### INFORMATION SUPPLIED:
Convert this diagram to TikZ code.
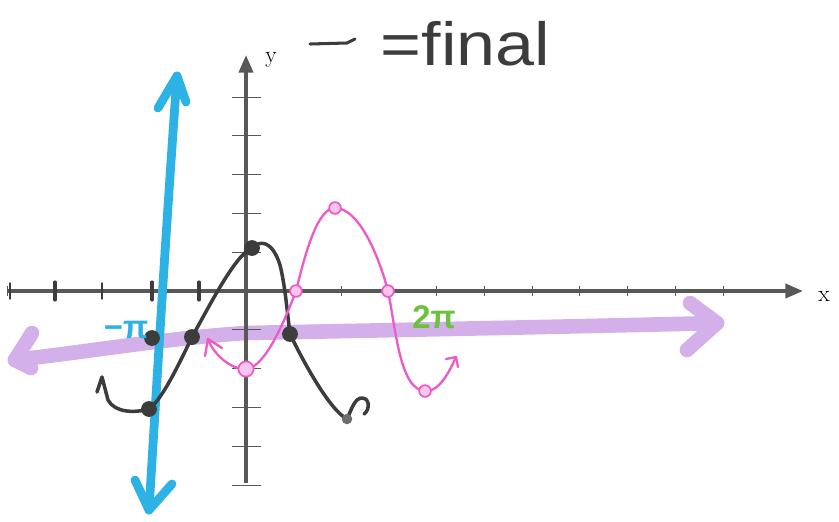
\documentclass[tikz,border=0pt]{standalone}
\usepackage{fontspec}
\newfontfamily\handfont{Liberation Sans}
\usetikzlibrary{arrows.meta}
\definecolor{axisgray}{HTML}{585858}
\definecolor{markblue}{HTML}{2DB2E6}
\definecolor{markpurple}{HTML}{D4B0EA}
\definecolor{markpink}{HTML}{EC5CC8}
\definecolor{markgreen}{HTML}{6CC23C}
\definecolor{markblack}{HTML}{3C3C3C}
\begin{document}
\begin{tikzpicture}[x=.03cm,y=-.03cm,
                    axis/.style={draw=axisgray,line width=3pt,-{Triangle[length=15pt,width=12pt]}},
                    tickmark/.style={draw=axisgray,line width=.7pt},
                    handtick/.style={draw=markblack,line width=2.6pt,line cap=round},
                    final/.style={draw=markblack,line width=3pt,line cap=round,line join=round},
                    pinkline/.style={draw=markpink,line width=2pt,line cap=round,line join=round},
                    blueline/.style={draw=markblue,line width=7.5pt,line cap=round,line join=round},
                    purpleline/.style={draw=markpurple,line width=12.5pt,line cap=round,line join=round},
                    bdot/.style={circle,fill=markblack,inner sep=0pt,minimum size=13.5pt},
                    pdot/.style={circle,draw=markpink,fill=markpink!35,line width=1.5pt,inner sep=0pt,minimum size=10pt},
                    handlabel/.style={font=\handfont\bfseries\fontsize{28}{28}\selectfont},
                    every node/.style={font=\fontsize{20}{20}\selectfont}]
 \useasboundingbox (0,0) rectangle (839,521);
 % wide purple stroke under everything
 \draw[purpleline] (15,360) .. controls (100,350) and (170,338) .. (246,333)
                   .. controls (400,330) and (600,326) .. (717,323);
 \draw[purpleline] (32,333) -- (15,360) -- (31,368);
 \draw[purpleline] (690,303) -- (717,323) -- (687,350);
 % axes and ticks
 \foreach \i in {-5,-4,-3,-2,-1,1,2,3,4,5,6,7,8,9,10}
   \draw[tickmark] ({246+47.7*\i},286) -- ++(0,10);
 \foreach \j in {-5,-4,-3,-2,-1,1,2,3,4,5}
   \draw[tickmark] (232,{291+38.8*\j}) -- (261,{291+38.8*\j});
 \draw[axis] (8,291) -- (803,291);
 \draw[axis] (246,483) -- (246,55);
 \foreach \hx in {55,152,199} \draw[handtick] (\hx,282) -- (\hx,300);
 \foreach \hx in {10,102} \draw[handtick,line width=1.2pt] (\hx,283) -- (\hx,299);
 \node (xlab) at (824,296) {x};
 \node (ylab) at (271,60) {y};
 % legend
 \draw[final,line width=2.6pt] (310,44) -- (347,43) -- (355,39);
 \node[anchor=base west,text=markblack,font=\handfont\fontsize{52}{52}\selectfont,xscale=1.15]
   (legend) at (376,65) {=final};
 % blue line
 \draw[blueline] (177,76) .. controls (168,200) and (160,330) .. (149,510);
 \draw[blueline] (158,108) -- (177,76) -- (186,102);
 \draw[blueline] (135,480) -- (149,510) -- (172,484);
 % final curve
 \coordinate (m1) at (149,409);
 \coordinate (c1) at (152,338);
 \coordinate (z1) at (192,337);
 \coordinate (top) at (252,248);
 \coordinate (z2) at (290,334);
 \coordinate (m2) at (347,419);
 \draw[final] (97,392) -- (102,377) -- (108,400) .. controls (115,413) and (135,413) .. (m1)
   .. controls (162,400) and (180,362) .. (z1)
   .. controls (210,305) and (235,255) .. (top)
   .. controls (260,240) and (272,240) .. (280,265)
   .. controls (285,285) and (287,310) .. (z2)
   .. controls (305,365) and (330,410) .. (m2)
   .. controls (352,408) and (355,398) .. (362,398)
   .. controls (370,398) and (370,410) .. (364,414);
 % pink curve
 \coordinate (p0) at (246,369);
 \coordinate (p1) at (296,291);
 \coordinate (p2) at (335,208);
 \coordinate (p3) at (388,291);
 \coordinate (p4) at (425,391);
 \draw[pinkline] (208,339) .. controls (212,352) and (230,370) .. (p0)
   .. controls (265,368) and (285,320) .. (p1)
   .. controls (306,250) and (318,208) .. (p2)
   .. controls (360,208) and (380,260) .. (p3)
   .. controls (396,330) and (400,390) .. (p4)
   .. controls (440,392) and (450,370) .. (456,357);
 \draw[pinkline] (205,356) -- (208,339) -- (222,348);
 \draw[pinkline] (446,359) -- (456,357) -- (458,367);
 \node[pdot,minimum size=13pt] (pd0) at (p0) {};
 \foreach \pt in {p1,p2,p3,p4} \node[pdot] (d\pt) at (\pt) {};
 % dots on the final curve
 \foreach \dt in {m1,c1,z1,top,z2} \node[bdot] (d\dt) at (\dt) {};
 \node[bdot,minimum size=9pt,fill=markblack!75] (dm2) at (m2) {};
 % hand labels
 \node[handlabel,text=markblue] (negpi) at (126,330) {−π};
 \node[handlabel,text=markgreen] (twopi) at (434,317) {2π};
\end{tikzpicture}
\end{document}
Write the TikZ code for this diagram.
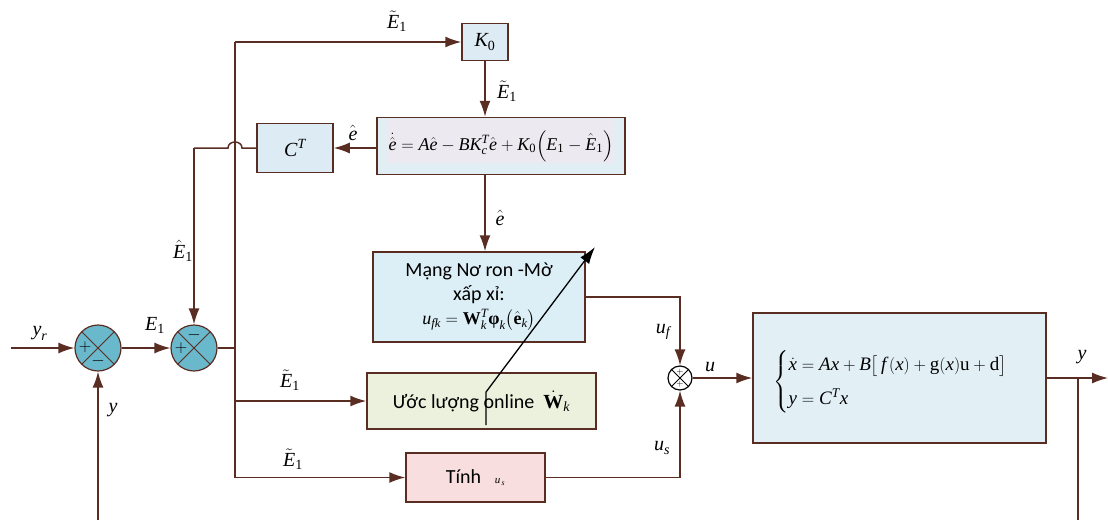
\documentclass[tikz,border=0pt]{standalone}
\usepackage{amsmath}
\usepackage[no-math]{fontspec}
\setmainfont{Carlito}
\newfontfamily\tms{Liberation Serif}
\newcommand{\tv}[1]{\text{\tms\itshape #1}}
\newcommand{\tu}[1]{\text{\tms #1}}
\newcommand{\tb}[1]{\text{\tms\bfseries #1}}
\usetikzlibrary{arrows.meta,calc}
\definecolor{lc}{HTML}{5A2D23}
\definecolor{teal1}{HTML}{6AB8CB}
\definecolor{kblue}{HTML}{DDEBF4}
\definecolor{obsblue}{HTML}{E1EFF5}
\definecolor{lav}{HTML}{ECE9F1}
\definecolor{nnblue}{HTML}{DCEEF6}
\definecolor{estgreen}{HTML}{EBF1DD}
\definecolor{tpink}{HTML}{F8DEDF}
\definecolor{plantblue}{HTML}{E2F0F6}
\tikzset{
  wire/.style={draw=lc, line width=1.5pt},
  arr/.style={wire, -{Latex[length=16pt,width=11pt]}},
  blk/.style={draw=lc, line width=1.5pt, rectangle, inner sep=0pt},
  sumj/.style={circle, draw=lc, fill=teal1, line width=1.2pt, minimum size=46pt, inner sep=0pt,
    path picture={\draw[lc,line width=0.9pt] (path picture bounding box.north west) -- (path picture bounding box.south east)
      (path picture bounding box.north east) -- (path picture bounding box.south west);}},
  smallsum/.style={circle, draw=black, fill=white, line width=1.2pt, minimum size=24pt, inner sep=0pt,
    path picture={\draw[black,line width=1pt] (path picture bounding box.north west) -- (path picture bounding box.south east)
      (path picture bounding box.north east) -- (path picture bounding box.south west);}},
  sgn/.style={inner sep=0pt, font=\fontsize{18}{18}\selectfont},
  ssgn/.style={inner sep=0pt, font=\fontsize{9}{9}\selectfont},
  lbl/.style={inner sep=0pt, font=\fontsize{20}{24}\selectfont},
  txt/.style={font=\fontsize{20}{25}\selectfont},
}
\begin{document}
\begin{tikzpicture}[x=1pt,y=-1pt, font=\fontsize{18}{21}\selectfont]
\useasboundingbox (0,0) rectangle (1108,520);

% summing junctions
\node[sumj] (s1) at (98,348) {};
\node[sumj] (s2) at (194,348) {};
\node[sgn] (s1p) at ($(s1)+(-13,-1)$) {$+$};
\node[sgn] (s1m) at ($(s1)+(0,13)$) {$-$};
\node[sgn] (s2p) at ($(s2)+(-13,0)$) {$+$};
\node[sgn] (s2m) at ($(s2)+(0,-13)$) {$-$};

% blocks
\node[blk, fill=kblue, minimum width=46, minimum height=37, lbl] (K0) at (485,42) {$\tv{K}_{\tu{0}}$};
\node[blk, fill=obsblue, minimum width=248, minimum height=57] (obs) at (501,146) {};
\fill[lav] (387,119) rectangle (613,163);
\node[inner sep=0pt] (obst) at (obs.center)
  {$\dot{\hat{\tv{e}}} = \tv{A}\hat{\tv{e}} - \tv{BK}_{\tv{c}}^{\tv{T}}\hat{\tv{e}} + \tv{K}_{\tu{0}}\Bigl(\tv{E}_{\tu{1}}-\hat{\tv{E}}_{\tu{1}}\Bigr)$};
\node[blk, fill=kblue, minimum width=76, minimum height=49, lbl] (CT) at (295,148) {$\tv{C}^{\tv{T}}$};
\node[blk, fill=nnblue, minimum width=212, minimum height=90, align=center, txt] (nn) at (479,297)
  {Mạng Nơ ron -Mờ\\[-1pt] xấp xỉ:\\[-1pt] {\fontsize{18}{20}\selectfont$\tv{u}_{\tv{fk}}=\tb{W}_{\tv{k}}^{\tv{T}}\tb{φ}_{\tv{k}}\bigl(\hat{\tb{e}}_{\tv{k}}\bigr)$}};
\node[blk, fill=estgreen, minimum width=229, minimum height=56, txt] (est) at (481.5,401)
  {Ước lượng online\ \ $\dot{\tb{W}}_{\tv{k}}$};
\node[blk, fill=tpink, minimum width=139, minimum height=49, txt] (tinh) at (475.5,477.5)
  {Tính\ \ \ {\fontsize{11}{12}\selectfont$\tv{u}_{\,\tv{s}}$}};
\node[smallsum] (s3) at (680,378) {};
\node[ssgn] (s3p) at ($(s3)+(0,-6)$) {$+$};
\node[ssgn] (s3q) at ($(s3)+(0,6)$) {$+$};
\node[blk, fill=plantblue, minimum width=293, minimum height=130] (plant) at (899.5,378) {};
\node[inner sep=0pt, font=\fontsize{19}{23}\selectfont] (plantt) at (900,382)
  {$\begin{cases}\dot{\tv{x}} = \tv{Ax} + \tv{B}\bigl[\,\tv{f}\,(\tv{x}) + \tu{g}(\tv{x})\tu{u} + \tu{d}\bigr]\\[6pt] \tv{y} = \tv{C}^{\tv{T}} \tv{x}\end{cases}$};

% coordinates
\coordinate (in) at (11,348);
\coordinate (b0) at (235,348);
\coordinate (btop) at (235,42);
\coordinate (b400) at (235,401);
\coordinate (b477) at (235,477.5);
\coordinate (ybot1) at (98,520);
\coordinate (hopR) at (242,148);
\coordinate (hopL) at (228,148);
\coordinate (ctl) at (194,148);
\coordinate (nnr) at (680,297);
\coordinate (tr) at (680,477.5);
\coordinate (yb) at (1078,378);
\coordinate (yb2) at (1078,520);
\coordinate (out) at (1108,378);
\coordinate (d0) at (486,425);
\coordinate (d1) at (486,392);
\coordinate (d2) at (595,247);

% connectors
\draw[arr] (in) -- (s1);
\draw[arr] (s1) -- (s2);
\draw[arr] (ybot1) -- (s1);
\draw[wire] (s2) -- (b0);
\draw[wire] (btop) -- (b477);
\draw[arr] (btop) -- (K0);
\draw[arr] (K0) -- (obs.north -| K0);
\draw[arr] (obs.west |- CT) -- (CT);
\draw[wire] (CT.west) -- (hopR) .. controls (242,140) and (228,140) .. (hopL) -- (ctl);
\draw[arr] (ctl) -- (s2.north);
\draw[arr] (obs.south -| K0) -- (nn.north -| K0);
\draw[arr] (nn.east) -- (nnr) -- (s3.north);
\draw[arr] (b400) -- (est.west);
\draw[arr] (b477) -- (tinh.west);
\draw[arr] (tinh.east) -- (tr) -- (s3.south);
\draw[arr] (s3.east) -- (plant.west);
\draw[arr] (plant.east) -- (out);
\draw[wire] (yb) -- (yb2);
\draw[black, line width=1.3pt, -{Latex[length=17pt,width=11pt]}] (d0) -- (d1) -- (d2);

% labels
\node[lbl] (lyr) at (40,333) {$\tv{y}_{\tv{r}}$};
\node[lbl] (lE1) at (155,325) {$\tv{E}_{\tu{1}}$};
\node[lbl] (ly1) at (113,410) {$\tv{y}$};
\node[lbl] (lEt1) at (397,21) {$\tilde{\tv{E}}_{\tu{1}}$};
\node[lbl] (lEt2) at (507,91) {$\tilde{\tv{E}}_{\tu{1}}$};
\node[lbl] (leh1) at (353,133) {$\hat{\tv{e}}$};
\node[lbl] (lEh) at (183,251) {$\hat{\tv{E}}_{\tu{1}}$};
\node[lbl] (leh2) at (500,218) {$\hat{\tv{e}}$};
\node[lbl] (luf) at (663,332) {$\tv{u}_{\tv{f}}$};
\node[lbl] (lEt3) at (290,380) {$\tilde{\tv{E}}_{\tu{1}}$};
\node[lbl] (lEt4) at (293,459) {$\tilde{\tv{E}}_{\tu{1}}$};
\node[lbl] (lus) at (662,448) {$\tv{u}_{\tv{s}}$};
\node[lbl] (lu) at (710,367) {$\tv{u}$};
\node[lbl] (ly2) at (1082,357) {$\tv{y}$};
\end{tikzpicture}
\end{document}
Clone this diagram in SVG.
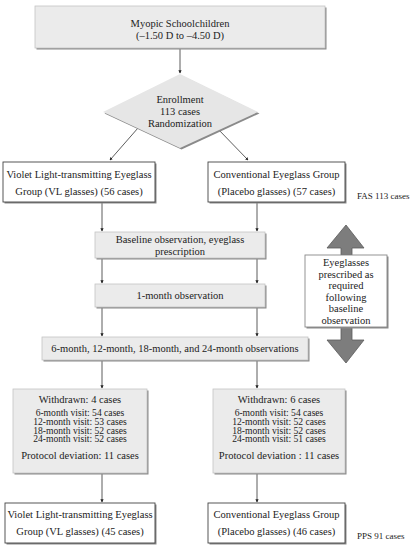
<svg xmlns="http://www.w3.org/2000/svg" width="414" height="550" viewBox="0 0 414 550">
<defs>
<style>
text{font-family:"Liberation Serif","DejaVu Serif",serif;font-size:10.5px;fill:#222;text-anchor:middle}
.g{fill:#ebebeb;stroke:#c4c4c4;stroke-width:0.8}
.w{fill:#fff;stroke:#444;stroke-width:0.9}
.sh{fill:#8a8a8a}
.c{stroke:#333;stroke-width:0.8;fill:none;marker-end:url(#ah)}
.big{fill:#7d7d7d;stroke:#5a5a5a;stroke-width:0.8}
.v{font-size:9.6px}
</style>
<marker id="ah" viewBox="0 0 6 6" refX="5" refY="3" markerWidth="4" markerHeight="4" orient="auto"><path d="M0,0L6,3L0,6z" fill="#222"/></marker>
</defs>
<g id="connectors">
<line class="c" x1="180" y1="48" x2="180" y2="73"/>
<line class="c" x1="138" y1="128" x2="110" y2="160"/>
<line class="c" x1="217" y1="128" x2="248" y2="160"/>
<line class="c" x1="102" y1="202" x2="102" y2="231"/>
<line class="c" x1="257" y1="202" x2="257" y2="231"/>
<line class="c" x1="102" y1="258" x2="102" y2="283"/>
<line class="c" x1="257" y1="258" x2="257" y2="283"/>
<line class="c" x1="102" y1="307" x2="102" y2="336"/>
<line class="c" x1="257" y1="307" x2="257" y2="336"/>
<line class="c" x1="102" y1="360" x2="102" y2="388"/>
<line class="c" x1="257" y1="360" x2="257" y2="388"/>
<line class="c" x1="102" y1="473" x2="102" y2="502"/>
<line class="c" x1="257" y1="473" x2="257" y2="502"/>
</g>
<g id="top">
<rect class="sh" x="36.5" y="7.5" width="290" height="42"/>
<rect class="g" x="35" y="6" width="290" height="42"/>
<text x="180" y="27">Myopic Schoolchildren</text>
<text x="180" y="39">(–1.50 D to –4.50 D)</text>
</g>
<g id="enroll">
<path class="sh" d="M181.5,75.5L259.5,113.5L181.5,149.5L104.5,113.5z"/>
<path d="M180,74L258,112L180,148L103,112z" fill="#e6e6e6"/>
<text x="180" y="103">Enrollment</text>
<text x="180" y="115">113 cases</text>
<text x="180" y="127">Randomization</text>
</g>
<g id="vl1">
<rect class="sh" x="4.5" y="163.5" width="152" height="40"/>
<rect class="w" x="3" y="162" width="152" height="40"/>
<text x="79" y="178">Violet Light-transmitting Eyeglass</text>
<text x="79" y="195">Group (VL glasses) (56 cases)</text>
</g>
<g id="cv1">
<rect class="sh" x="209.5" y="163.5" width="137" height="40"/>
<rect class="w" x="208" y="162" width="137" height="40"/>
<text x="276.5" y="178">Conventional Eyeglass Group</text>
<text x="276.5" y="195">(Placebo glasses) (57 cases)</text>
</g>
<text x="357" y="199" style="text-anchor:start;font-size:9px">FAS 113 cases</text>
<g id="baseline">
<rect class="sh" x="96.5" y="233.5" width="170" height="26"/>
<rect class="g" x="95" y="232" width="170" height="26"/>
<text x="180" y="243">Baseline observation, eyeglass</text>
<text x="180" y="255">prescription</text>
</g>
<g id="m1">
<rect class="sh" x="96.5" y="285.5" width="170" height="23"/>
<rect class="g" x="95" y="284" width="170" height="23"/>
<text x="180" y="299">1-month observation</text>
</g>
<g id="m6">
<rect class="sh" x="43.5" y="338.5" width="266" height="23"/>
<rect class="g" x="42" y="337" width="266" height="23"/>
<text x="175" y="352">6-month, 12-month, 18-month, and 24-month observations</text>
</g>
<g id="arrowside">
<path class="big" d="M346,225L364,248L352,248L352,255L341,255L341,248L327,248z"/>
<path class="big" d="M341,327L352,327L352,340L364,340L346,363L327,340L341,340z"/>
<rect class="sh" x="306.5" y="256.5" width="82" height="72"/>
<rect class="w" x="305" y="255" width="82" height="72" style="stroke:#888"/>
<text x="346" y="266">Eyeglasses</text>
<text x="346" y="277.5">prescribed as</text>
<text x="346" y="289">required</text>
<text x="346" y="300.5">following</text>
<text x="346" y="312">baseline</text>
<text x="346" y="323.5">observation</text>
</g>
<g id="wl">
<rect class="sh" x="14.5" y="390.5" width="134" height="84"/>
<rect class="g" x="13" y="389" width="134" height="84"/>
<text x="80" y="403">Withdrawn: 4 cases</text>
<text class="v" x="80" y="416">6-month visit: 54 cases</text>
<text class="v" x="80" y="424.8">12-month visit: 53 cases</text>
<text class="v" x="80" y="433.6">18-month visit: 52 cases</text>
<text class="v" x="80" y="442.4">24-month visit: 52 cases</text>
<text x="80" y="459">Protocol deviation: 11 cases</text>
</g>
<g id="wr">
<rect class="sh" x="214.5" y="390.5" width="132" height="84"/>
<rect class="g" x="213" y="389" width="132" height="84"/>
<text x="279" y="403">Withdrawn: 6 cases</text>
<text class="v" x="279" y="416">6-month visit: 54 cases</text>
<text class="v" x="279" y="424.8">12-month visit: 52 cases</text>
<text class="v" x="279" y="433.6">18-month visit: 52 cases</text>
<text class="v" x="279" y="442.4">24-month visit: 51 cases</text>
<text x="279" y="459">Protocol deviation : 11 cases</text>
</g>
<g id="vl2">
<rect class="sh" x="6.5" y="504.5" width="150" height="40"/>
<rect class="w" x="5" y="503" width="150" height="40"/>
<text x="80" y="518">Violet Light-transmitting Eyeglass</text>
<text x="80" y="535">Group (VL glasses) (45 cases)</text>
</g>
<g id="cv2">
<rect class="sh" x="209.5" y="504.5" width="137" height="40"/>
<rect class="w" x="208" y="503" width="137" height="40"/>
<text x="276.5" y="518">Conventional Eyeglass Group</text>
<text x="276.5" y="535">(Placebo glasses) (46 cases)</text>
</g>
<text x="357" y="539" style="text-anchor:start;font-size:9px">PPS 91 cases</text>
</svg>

### TO BE DONE:
All lines in the data that contain the word "diagram" should be copied.

### OUTPUT OF THE TASK:
Convert this diagram to TikZ code.
Write the TikZ code for this diagram.
Clone this diagram in SVG.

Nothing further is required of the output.